[Begin Extracted material]

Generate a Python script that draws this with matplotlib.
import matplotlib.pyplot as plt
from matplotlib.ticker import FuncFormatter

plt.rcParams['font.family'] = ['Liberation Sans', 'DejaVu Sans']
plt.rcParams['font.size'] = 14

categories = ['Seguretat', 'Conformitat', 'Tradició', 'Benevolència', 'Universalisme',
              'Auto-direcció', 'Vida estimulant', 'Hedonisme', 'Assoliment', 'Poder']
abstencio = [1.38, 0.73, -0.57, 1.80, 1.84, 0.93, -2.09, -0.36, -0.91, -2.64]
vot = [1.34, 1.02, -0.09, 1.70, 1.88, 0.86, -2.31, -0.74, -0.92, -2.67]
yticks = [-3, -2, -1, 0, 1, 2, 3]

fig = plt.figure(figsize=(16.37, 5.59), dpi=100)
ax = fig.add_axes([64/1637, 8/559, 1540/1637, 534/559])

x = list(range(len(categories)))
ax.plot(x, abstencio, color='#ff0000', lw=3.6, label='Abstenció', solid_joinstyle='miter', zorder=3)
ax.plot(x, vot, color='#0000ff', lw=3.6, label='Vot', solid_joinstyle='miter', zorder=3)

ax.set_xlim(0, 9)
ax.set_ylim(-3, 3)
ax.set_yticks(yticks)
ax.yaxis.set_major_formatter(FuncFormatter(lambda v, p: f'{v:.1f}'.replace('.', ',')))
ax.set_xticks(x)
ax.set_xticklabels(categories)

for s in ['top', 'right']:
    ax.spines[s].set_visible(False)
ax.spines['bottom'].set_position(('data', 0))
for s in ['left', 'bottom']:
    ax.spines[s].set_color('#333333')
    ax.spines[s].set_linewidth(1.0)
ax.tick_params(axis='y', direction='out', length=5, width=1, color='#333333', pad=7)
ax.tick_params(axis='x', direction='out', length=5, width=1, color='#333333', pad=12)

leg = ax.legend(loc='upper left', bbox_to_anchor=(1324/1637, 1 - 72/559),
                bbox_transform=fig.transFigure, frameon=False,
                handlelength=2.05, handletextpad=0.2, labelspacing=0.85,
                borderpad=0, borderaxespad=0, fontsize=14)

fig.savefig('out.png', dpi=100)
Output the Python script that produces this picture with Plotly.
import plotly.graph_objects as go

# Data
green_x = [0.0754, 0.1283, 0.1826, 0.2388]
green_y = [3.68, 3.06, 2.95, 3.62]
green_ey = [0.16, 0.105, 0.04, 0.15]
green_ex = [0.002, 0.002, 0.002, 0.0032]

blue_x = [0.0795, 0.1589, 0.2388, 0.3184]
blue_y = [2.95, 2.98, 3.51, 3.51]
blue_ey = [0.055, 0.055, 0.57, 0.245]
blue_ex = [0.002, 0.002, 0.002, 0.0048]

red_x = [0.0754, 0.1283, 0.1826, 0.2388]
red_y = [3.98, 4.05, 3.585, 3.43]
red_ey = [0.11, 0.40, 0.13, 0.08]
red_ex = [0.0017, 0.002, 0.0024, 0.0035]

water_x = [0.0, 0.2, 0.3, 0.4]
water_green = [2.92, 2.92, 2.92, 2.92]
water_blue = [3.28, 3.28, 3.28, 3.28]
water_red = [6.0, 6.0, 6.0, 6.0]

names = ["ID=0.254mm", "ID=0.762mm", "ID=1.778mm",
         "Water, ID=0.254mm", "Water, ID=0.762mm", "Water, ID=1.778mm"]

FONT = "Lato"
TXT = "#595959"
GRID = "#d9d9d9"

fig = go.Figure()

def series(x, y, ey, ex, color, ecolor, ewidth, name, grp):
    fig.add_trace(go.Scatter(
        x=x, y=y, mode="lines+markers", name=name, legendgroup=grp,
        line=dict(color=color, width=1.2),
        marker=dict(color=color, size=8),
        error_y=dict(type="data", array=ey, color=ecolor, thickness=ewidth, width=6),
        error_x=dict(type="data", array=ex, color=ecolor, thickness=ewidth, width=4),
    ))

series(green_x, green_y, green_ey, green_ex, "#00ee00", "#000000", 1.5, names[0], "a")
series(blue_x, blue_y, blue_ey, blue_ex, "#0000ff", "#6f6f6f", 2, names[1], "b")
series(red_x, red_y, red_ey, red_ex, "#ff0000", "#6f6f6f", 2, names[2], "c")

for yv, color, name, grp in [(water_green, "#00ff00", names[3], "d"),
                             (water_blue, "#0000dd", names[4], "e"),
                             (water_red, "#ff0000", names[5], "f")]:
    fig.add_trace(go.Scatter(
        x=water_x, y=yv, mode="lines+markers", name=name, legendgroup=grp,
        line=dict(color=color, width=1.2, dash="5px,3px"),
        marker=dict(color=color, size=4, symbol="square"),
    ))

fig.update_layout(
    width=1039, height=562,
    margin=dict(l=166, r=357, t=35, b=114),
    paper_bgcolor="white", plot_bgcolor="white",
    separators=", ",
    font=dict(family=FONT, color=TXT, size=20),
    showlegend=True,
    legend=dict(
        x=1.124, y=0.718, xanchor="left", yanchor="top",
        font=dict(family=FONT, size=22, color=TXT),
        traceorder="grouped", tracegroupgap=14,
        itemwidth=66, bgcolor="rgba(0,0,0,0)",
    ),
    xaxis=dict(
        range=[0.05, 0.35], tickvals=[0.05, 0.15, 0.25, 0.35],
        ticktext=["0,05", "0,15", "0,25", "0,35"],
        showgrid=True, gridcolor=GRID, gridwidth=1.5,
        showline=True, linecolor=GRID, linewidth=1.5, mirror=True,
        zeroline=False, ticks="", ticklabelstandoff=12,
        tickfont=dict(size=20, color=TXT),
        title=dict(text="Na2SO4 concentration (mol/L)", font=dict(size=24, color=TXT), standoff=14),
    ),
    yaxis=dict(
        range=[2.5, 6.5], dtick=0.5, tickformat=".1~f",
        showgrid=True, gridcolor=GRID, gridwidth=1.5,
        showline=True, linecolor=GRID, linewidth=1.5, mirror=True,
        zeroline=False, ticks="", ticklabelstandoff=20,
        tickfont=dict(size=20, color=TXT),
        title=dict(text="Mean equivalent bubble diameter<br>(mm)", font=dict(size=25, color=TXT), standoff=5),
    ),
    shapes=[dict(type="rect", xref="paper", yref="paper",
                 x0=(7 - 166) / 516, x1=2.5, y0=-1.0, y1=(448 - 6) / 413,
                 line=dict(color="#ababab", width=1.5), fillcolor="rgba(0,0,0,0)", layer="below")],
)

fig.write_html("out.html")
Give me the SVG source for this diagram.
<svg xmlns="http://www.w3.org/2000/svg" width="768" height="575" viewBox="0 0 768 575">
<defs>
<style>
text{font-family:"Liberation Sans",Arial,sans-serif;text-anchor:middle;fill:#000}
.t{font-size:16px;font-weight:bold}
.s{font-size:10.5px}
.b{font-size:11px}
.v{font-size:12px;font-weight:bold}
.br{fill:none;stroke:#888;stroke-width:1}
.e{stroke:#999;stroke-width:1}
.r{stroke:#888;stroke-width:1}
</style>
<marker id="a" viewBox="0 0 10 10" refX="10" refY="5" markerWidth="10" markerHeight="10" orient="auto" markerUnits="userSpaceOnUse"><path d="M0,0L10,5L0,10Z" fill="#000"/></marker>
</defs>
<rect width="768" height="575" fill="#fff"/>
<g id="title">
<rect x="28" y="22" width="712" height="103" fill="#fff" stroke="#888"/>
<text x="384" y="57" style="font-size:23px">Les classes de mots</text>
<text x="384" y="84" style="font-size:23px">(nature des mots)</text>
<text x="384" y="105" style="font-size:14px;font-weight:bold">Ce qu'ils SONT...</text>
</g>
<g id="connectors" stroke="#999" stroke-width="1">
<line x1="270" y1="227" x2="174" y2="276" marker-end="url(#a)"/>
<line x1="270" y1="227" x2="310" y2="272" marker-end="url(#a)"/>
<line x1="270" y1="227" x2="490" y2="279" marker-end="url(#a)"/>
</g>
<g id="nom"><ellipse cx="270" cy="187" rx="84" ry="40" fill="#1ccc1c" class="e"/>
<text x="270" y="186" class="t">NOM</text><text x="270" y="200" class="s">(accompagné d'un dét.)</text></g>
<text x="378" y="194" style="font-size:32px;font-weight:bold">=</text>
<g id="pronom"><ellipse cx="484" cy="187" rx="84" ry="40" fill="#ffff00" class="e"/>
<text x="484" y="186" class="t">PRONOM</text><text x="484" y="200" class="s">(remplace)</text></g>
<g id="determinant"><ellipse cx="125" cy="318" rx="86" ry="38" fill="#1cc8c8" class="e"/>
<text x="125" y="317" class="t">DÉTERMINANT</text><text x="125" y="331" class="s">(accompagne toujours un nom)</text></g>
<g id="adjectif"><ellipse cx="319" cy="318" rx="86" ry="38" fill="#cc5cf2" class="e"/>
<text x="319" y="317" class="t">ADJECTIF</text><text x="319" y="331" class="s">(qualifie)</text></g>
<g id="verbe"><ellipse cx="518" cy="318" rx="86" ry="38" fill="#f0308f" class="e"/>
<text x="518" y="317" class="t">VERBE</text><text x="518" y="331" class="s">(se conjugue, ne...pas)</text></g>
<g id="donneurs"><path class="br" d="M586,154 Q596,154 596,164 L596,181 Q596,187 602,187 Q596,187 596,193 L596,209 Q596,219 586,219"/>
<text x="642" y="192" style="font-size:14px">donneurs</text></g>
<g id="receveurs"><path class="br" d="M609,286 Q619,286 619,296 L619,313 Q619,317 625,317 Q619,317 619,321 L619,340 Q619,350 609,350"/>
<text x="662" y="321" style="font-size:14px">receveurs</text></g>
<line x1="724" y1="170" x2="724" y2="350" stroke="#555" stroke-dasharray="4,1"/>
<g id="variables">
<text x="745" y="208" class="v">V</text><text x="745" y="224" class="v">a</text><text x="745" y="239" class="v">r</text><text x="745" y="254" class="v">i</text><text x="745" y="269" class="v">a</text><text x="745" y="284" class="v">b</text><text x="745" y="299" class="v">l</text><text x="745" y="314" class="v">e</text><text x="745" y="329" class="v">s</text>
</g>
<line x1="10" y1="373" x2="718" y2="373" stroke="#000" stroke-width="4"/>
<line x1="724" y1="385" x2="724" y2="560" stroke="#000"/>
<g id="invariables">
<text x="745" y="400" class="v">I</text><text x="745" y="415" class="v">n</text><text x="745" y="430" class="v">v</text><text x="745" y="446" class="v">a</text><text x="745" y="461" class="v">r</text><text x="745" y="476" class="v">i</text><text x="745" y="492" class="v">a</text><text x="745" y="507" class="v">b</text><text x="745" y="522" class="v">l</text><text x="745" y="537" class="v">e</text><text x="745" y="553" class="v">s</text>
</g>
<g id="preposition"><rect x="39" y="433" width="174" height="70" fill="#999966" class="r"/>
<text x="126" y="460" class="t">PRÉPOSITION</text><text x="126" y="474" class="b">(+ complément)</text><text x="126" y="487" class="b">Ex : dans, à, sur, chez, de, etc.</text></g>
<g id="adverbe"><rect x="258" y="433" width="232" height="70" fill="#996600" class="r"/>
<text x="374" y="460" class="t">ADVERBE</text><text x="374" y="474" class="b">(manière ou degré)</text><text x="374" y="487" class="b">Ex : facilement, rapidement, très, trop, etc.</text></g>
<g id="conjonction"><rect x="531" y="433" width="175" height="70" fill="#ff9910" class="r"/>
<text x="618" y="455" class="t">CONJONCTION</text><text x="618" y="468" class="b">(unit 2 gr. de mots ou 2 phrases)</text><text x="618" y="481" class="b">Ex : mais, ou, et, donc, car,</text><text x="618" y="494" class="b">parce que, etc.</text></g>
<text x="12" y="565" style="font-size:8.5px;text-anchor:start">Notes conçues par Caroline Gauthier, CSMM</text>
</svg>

[End Extracted material]

» What is asked: Look through the entries and find each line that has the string "matplotlib". Copy those lines.

» Answer for the task:
Generate a Python script that draws this with matplotlib.
import matplotlib.pyplot as plt
from matplotlib.ticker import FuncFormatter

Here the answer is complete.